Many points of view, like the many blind men around the elephant, must be brought together to make sense of complexity. Moreover, in dynamically changing situations, conditions on the ground must be considered to understand reality. Therefore, good and just solutions can only come from a good process of participation of affected stakeholders. 

A competent executive and unbiased courts are only two legs of the stool. The third leg is required for societal stability. The third leg is a systematic process of democratic deliberations to supplement the formal institutions.  

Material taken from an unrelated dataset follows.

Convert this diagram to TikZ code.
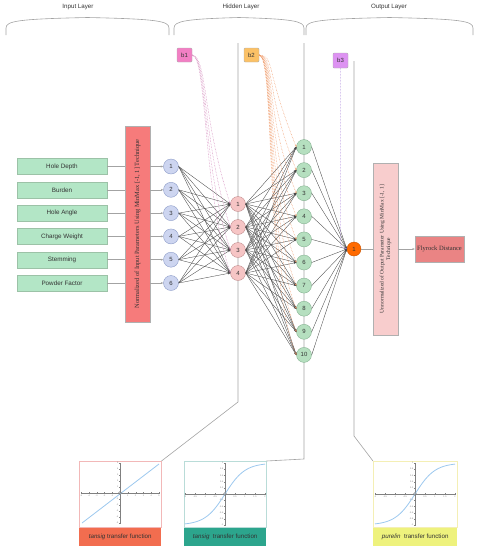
\documentclass[tikz,border=0pt]{standalone}
\usepackage{fontspec}
\setmainfont{Liberation Sans}
\newfontfamily\tms{Liberation Serif}
\usetikzlibrary{arrows.meta}
\definecolor{inboxfill}{HTML}{B3E6C6}
\definecolor{inboxdraw}{HTML}{9CC2A7}
\definecolor{normfill}{HTML}{F67B7B}
\definecolor{boxdraw}{HTML}{B0B0B0}
\definecolor{infill}{HTML}{CDD5F0}
\definecolor{indraw}{HTML}{8C9CC8}
\definecolor{hidfill}{HTML}{F6C5C5}
\definecolor{hiddraw}{HTML}{C08C8C}
\definecolor{outfill}{HTML}{B5DFBF}
\definecolor{outdraw}{HTML}{86B392}
\definecolor{orng}{HTML}{FF6A00}
\definecolor{orngdraw}{HTML}{C85200}
\definecolor{unfill}{HTML}{F8CDCD}
\definecolor{flyfill}{HTML}{EA8484}
\definecolor{bonefill}{HTML}{F27FC4}
\definecolor{btwofill}{HTML}{FBC166}
\definecolor{bthreefill}{HTML}{DD92F2}
\definecolor{bonedot}{HTML}{CF7FB5}
\definecolor{btwodot}{HTML}{EE9460}
\definecolor{bthreedot}{HTML}{A57FDA}
\definecolor{gline}{HTML}{A3A3A3}
\definecolor{edgec}{HTML}{484848}
\definecolor{capone}{HTML}{F26D4F}
\definecolor{captwo}{HTML}{2CA58D}
\definecolor{capthree}{HTML}{EEF27D}
\definecolor{pone}{HTML}{F2B8B8}
\definecolor{ptwo}{HTML}{B9DCD8}
\definecolor{pthree}{HTML}{F4EFB5}
\definecolor{curvec}{HTML}{9CC8EE}
\definecolor{txt}{HTML}{333333}
\tikzset{
  inbox/.style={draw=inboxdraw, fill=inboxfill, minimum width=90pt, minimum height=16pt, inner sep=0pt, font=\fontsize{6.3}{7}\selectfont, text=txt},
  neuron/.style={circle, minimum size=15pt, inner sep=0pt, font=\fontsize{6}{7}\selectfont, text=txt},
  nin/.style={neuron, draw=indraw, fill=infill},
  nhid/.style={neuron, draw=hiddraw, fill=hidfill},
  nout/.style={neuron, draw=outdraw, fill=outfill},
  nfin/.style={neuron, draw=orngdraw, fill=orng, minimum size=14pt},
  biasbox/.style={draw=boxdraw, rounded corners=1pt, minimum width=15pt, minimum height=14pt, inner sep=0pt, font=\fontsize{6}{7}\selectfont, text=txt},
  conn/.style={draw=edgec, line width=0.35pt, -{Stealth[length=2.5pt,width=2pt]}},
  gconn/.style={draw=gline, line width=0.5pt},
  biasline/.style={densely dotted, line width=0.5pt, -{Stealth[length=2pt,width=1.6pt]}},
  vline/.style={draw=gline, line width=0.6pt},
  brace/.style={draw=gline, line width=0.6pt},
  layerlab/.style={font=\fontsize{6.2}{7}\selectfont, text=txt},
  plotbox/.style={minimum width=82pt, minimum height=66pt, inner sep=0pt, anchor=north west, line width=0.5pt},
  capbox/.style={minimum width=82pt, minimum height=18pt, inner sep=0pt, anchor=north west, font=\fontsize{6.2}{7}\selectfont, text=txt},
  axisl/.style={draw=gray, line width=0.4pt},
  tickl/.style={font=\fontsize{2.2}{2.5}\selectfont, text=gray, inner sep=0pt},
  curvel/.style={draw=curvec, line width=0.8pt}
}
\begin{document}
\begin{tikzpicture}[x=1pt,y=-1pt]
\useasboundingbox (0,0) rectangle (478,550);
% layer labels and braces
\node[layerlab] (lin) at (78,7) {Input Layer};
\node[layerlab] (lhid) at (241,7) {Hidden Layer};
\node[layerlab] (lout) at (389,7) {Output Layer};
\foreach \a/\b in {6/169, 174/304, 306/473}{
  \draw[brace] (\a,35) -- (\a,28) .. controls (\a,21) and ({\a+12},19) .. ({(\a+\b)/2},17.5)
     .. controls ({\b-12},19) and (\b,21) .. (\b,28) -- (\b,35);
}
% plots
\node[plotbox, draw=pone] (p1) at (79,461) {};
\node[capbox, fill=capone] (c1) at (p1.south west) {\textit{tansig} transfer function};
\node[plotbox, draw=ptwo] (p2) at (184,461) {};
\node[capbox, fill=captwo] (c2) at (p2.south west) {\textit{tansig}\ \ transfer function};
\node[plotbox, draw=pthree, minimum width=84pt] (p3) at (373,461) {};
\node[capbox, fill=capthree, minimum width=84pt] (c3) at (p3.south west) {\textit{purelin}\ \ transfer function};
% plot 1: linear
\begin{scope}[shift={(120,493)}]
  \draw[axisl] (-39,0) -- (39,0);
  \draw[axisl] (0,-30) -- (0,31);
  \foreach \t in {-5,-4,-3,-2,-1,1,2,3,4,5}{
    \draw[axisl, line width=0.2pt] ({\t*7.8},-0.8) -- ({\t*7.8},0.8);
    \node[tickl] at ({\t*7.8},3) {\t};
    \draw[axisl, line width=0.2pt] (-0.8,{\t*(-6)}) -- (0.8,{\t*(-6)});
    \node[tickl, anchor=east] at (-1.5,{\t*(-6)}) {\t};
  }
  \draw[curvel] (-38,30) -- (39,-29);
  \draw[axisl] (0,0) circle (1.5);
\end{scope}
% plot 2 and 3: sigmoid
\foreach \ox in {225,415}{
\begin{scope}[shift={(\ox,494)}]
  \draw[axisl] (-40,0) -- (41,0);
  \draw[axisl] (0,-31) -- (0,32);
  \foreach \t in {-2,-1.5,-1,-0.5,0.5,1,1.5,2}{
    \draw[axisl, line width=0.2pt] ({\t*20},-0.8) -- ({\t*20},0.8);
    \node[tickl] at ({\t*20},3) {\t};
  }
  \foreach \t in {-1,-0.8,-0.6,-0.4,-0.2,0.2,0.4,0.6,0.8,1}{
    \draw[axisl, line width=0.2pt] (-0.8,{\t*(-31)}) -- (0.8,{\t*(-31)});
    \node[tickl, anchor=east] at (-1.5,{\t*(-31)}) {\t};
  }
  \draw[curvel] plot[domain=-2:2, samples=50, smooth] ({\x*20},{-31*tanh(\x)});
  \draw[axisl] (0,0) circle (1.5);
\end{scope}
}
% vertical lines
\coordinate (v1t) at (238,43); \coordinate (v1b) at (238,402);
\coordinate (v2t) at (304,43); \coordinate (v2b) at (304,459);
\coordinate (v3t) at (354,61); \coordinate (v3b) at (354,436);
\draw[vline] (v1t) -- (v1b) -- (p1.north east);
\draw[vline] (v2t) -- (v2b) -- (p2.north east);
\draw[vline] (v3t) -- (v3b) -- (p3.north west);
% normalization box
\node[draw=boxdraw, fill=normfill, minimum width=25pt, minimum height=196pt, inner sep=0pt] (norm) at (137.5,224) {};
\node[rotate=90, font=\tms\fontsize{6.4}{7.5}\selectfont, text=txt] (normtxt) at (norm.center) {Normalized of Input Parameters Using MinMax [-1, 1] Technique};
% inputs
\foreach \i/\y/\t in {1/166.5/Hole Depth, 2/189.8/Burden, 3/213.1/Hole Angle, 4/236.4/Charge Weight, 5/259.7/Stemming, 6/283/Powder Factor}{
  \node[inbox] (in\i) at (62,\y) {\t};
  \node[nin] (n\i) at (171,\y) {\i};
  \draw[gconn] (in\i.east) -- (in\i.east -| norm.west);
  \draw[gconn, -{Stealth[length=2.5pt,width=2pt]}] (n\i.west -| norm.east) -- (n\i.west);
}
% hidden
\foreach \j/\y in {1/204, 2/227, 3/250, 4/273}{
  \node[nhid] (h\j) at (238,\y) {\j};
}
% output layer
\foreach \k in {1,...,10}{
  \node[nout] (o\k) at (304,{147+23.1*(\k-1)}) {\k};
}
\node[nfin] (fin) at (354,249) {1};
% unnormalization and output
\node[draw=boxdraw, fill=unfill, minimum width=25pt, minimum height=172pt, inner sep=0pt] (unnorm) at (385.5,249) {};
\node[rotate=90, align=center, font=\tms\fontsize{5.5}{6.6}\selectfont, text=txt] (untxt) at (unnorm.center) {Unnormalized of Output Parameter Using MinMax [-1, 1]\\Technique};
\node[draw=boxdraw, fill=flyfill, minimum width=49pt, minimum height=26pt, inner sep=0pt, font=\tms\fontsize{6.5}{7.5}\selectfont, text=txt] (fly) at (439.5,249) {Flyrock Distance};
\draw[gconn] (fin.east) -- (unnorm.west);
\draw[gconn, -{Stealth[length=2.5pt,width=2pt]}] (unnorm.east) -- (fly.west);
% bias nodes
\node[biasbox, fill=bonefill] (b1) at (184.5,55) {b1};
\node[biasbox, fill=btwofill] (b2) at (251.5,55) {b2};
\node[biasbox, fill=bthreefill, minimum height=15pt] (b3) at (340.5,60.5) {b3};
% connections
\foreach \i in {1,...,6}{
  \foreach \j in {1,...,4}{
    \draw[conn] (n\i.east) -- (h\j.west);
  }
}
\foreach \j in {1,...,4}{
  \foreach \k in {1,...,10}{
    \draw[conn] (h\j.east) -- (o\k.west);
  }
}
\foreach \k in {1,...,10}{
  \draw[conn] (o\k.east) -- (fin.west);
}
% bias lines
\foreach \j in {1,...,4}{
  \draw[biasline, draw=bonedot] (b1.east) .. controls +(15,2) and +(-28,-85) .. (h\j.west);
}
\foreach \k in {1,...,10}{
  \draw[biasline, draw=btwodot] (b2.east) .. controls +(16,2) and +(-32,-80) .. (o\k.west);
}
\draw[biasline, draw=bthreedot] (b3.south) -- ++(0,178) -- (fin.west);
\end{tikzpicture}
\end{document}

Prof. Mark Moore of the Kennedy School of Government writes in Creating Public Value: Strategic Management in Government: “We might think of this activity (of public deliberations) as helping to define rather than create public value. But this activity also creates value since it satisfies the desire of citizens for a well-ordered society in which fair, efficient, and accountable public institutions exist”. In other words, the quality of the process of resolving economic and social issues and making public policy is a public good of great value in itself. It increases citizens’ trust in the institutions that govern their lives. Moreover, participative and well conducted multi-stakeholder processes increase social solidarity, which makes good societies. 

India, an aspirational and democratic society on the move, is confronting multi-faceted challenges of growth. The expertise it needs is the expertise to design and conduct good, democratic public deliberations. Such processes, rather than experts, or fights on social media or the streets, will produce the best and most just solutions.